RYANAIR HAS CANCELLED 110 flights due to a French air traffic controllers strike being held as part of protests by the country’s biggest trade union.
Some 4,000 strikes and protests have been called under the action led by the CGT, with rail workers, students and civil servants urged to protest in cities from Paris to Marseille and Toulouse.
The strikes are taking place as a result of French president Emmanuel Macron’s plans to reform labour laws.
Under his reforms, bosses would be given more freedom to negotiate working conditions directly with their employees rather than being subject to industry-wide agreements.
The business-friendly Macron sparked a backlash last week by describing opponents of his reforms as “slackers” and cynics, in comments blasted as “scandalous” by CGT chief Philippe Martinez.
In Paris, the transport disruption is set to be limited to two commuter train lines, but the situation is far worse for those planning on flying in or out or some French airports.
Ryanair has today called on Macron and the European Commission to take immediate action to prevent the continuation of the air traffic controllers strike.
“Enough is enough. If the French government is serious about changing France, they should start by tackling these air traffic control unions, and together with the European Commission, should take immediate action to prevent thousands of European consumers from having their travel plans disrupted by a tiny group of ATC unions going on strike once again,” Ryanair’s Kenny Jacobs said.
The airline advised passengers to check their status of their flights before travelling.
Meanwhile, the 39-year-old centrist president, who swept to power in May on promises to reinvigorate the economy and transcend left-right politics, used executive orders to fast-track his labour reforms.
They must be ratified by parliament in the coming months but are expected to breeze through given the large majority won in June by Macron’s party.
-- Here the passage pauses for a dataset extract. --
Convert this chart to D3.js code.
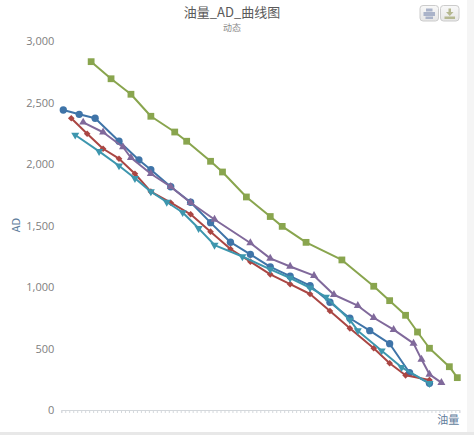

CGT leader Martinez says the reforms “give full power to employers”, while Eric Beynel of the Solidaires union, which backs the protests, vowed that workers would keep up the pressure “until the orders are withdrawn”.
Other unions have signalled a willingness to compromise. Macron is hoping to avoid a re-run of labour protests that rocked France for months last year under his Socialist predecessor Francois Hollande, which repeatedly descended into violence.
The president – whose personal ratings have slumped sharply since he came into office – will not be in France for today’s protests, as he is due in the Caribbean to visit French islands hit by Hurricane Irma last week.
Macron is determined to bring down France’s unemployment rate – at 9.5%, roughly twice that of Britain or Germany – and sees simplifying the unwieldy labour code as the key to achieving this.
Compensation for unfair dismissal would also be capped – a move that has particularly angered unions, along with steps to make it easier for foreign-based companies to lay off staff in struggling French operations.